As projected by Environment Canada, it’s expected to get very hot this weekend in the Moose Jaw area and across most of the province.  

Meteorologist, Danielle Desjardins spoke with Discover Moose Jaw, about what the weekend forecast is looking like.  

“For pretty much the whole weekend we’re looking at daytime highs in the low to mid-30s,” says Desjardins. “Today we’re looking at a high of 34 degrees, Saturday is a high of 35 degrees, and Sunday – a little bit cooler but a high of 30 degrees.” 

She adds that with the humidex values, temperatures are going to reach the 40-degree mark throughout the weekend. 

“It’s going to be within a degree or two of 40 in the Moose Jaw area specifically, so it was close enough that we issued a Heat Warning, because it will be quite hot, and the overnight lows are expected to be quite hot as well.” 

Humidex is a term to measure how hot we feel. Weather forecasters use the humidex to describe when heat and humidity combine at uncomfortable or dangerous levels. The average high for July is around 26.2 degrees.  

Overnight lows for this weekend are expected to be 16 degrees on Friday and Saturday night, and cooling down on Sunday night with a low of 12. 

Residents will get some relief from the humidity as temperatures are expected to dip down into the mid to high 20s early next week.  

With extreme heat usually comes some sort of a low-pressure storm following a heat wave.  

“We are looking at a chance of thunderstorms today, however, the heat is so significant that it is suppressing things a little bit, so it’s kind of a hit or miss situation where it’s either going to be very sunny and a pleasant day, or you’ll get a thunderstorm.” 
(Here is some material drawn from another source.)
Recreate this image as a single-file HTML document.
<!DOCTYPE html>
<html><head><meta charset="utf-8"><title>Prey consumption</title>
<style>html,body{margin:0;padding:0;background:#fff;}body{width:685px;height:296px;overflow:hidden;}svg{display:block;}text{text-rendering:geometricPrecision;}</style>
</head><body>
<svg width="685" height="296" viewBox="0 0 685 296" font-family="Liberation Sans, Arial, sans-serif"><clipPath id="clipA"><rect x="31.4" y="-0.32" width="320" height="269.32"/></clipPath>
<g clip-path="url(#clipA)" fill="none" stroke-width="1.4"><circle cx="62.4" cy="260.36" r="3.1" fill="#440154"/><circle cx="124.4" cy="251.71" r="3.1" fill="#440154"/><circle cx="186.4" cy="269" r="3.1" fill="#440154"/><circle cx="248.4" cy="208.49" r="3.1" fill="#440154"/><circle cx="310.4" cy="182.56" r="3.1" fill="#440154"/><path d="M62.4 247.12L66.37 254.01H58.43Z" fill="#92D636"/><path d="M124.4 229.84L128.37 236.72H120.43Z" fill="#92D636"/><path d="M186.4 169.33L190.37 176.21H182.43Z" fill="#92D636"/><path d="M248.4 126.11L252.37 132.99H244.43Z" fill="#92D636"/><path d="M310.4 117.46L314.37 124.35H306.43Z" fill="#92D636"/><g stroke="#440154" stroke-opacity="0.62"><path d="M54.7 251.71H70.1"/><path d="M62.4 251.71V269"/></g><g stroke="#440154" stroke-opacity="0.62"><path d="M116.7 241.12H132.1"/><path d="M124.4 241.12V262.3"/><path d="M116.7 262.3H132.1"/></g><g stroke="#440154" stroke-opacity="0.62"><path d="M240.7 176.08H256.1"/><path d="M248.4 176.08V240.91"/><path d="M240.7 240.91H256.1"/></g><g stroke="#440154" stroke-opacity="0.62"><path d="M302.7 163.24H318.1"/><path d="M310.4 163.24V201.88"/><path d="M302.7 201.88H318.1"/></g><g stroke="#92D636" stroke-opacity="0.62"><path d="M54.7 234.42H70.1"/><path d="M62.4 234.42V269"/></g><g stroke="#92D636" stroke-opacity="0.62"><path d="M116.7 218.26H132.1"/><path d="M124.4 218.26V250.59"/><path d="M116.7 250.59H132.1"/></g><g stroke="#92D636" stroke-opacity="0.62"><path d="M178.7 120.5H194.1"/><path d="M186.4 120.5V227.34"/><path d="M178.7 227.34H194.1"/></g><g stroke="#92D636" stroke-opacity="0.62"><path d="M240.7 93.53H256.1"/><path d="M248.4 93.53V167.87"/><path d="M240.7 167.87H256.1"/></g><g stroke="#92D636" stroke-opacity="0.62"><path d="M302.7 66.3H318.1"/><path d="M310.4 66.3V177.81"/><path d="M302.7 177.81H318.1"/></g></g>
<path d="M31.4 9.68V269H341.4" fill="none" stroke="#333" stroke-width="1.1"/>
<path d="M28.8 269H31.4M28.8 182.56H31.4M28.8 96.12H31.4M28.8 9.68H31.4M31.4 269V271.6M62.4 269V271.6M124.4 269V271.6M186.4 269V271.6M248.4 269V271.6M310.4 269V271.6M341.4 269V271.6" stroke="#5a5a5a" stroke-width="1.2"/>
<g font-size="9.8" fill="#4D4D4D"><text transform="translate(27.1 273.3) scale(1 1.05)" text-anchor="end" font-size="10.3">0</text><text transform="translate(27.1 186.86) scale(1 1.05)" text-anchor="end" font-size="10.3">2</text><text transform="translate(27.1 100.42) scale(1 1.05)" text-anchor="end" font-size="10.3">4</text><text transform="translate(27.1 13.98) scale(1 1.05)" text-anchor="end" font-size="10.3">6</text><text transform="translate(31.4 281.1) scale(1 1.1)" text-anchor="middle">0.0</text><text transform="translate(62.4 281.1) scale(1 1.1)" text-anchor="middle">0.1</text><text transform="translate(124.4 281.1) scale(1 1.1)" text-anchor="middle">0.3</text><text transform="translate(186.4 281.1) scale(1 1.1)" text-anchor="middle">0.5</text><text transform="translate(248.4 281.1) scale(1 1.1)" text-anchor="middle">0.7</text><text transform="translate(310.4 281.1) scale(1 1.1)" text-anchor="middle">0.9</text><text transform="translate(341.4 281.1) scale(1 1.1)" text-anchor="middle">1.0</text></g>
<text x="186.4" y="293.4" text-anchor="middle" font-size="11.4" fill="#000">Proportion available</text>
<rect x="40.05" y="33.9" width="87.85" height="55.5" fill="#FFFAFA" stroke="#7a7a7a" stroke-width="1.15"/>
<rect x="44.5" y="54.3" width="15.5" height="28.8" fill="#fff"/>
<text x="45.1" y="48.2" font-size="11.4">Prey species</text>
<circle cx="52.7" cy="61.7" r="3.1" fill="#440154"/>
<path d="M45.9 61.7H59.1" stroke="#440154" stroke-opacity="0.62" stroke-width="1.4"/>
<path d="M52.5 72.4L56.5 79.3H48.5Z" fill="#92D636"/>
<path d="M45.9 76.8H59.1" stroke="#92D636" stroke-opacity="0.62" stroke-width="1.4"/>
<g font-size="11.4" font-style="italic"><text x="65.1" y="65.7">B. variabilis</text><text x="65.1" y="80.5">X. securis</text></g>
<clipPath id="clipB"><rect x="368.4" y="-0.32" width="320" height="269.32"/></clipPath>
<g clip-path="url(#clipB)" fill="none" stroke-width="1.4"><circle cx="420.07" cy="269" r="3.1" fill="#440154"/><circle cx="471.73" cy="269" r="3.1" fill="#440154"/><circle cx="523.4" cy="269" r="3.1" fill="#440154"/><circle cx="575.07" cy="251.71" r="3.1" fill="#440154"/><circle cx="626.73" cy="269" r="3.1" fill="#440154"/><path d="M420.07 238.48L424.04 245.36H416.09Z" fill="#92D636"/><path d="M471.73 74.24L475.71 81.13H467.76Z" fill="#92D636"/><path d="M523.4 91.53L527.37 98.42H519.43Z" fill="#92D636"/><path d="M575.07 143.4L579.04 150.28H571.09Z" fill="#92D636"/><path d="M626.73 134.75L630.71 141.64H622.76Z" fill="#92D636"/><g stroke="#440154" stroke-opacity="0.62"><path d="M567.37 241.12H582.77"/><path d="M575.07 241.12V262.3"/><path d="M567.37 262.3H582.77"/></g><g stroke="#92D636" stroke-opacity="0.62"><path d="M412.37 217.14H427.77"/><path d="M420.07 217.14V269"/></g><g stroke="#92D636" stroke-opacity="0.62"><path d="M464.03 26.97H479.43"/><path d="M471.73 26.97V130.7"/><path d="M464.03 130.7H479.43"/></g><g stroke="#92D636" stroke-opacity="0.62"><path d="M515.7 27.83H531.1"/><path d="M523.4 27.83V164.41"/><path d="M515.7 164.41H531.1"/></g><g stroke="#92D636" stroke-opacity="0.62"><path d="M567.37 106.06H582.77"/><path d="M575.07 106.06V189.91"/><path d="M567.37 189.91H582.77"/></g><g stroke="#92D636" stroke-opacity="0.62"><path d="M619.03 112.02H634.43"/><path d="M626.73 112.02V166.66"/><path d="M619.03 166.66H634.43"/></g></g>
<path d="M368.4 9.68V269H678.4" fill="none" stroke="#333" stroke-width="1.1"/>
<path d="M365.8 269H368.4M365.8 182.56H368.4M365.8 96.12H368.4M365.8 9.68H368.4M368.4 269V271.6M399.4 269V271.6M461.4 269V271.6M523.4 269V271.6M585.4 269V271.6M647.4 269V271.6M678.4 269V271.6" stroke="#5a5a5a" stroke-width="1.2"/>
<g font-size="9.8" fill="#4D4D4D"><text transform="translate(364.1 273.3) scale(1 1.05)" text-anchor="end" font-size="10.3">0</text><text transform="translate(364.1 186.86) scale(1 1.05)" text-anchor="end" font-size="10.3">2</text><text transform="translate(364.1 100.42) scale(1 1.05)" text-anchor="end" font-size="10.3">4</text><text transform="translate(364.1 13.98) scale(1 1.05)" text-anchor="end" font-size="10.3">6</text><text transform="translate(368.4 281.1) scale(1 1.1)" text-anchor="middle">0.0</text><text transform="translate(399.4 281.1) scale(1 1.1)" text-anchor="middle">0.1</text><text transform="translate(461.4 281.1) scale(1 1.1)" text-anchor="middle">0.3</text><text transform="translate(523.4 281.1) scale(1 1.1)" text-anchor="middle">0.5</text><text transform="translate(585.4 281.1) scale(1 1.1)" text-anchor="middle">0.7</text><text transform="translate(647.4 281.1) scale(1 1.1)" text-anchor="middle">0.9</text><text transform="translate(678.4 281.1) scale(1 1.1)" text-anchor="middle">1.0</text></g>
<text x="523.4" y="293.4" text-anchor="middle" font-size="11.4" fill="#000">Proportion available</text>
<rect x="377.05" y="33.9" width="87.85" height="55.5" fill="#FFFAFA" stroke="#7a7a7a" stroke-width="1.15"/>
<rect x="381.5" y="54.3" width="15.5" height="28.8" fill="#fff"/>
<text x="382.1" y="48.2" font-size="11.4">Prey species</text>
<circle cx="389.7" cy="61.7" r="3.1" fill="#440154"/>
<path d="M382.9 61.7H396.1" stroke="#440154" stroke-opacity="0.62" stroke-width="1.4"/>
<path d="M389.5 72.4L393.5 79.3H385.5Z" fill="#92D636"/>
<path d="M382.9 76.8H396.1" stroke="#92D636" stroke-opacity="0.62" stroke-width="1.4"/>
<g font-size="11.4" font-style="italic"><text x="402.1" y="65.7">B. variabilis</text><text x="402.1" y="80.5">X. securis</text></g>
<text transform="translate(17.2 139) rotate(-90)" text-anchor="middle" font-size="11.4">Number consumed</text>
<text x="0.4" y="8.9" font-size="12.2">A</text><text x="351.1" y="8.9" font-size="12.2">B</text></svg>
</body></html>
Following Friday, Desjardins adds that there isn’t a risk of a thunderstorm in the forecast until Monday.  

As temperatures start to rise over the weekend, so do the chances of people being struck with a heat illness. Desjardins wants to remind people this weekend to stay hydrated, find shade or an air-conditioned space if possible, and take several breaks from the sun.  

Though temperatures are going to be scorching this weekend, the possibility of breaking a heat record is unlikely. Friday’s record was set back in 1959 with a recorded high of 35.6 degrees, Saturday’s record is 37.8 set back in 1966, and Sunday’s hottest day in history was in 1967 at 35.6 degrees.